Answer

**step1** Understanding the Goal

The objective is to simplify the given logarithmic expression into a single logarithm. This process is commonly referred to as "condensing" a logarithmic expression.

**step2** Identifying the Components

The expression provided is $$5 \log_5 x - \frac{1}{4} \log_5 (8 -x)$$. It consists of two terms, both of which are logarithms with the same base, which is 5. Our task is to combine these two terms into one single logarithm.

**step3** Applying the Power Rule of Logarithms to the First Term

For the first term, $$5 \log_5 x$$, we use a fundamental property of logarithms known as the power rule. This rule states that a coefficient multiplying a logarithm can be moved to become an exponent of the logarithm's argument. Therefore, $$5 \log_5 x$$ can be rewritten as $$\log_5 x^5$$. This step helps us to prepare the term for combination.

**step4** Applying the Power Rule of Logarithms to the Second Term

Similarly, for the second term, $$\frac{1}{4} \log_5 (8 -x)$$, we apply the same power rule. The coefficient $$\frac{1}{4}$$ is moved to become the exponent of the argument $$(8 -x)$$. So, $$\frac{1}{4} \log_5 (8 -x)$$ becomes $$\log_5 (8 -x)^{\frac{1}{4}}$$. It is important to note that an exponent of $$\frac{1}{4}$$ signifies taking the fourth root, so this can also be expressed as $$\log_5 \sqrt[4]{8 -x}$$.

**step5** Rewriting the Expression

After applying the power rule to both individual terms, we can substitute these new forms back into the original expression. The expression now appears as: $$\log_5 x^5 - \log_5 (8 -x)^{\frac{1}{4}}$$.

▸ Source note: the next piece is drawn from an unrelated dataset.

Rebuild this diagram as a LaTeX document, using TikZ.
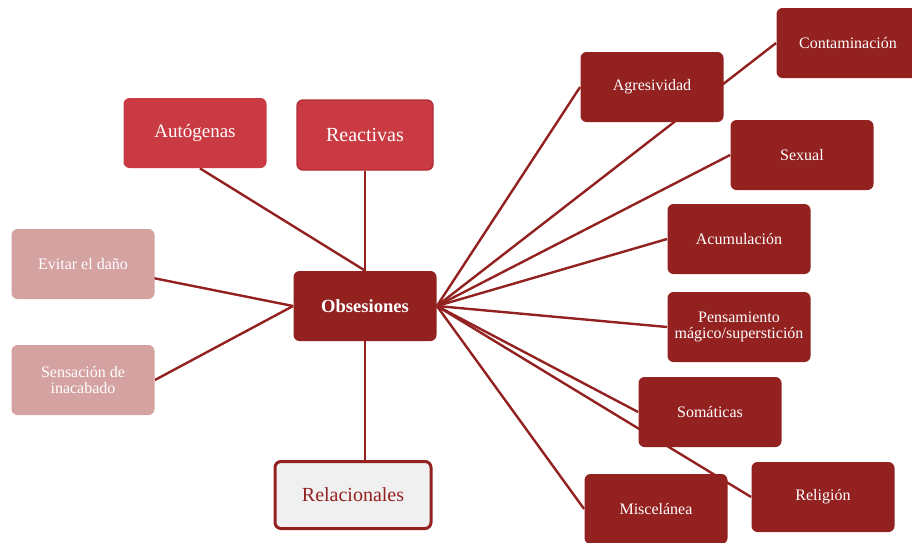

**step6** Applying the Quotient Rule of Logarithms

We now have an expression involving the subtraction of two logarithms that share the same base. This can be combined using the quotient rule of logarithms, which states that $$\log_b M - \log_b N = \log_b \left(\frac{M}{N}\right)$$. In our current expression, $$M = x^5$$ and $$N = (8 -x)^{\frac{1}{4}}$$. Applying this rule, the expression simplifies to $$\log_5 \left(\frac{x^5}{(8 -x)^{\frac{1}{4}}}\right)$$.

**step7** Final Condensed Expression

The final condensed form of the expression, written as a single logarithm, is $$\log_5 \left(\frac{x^5}{\sqrt[4]{8-x}}\right)$$.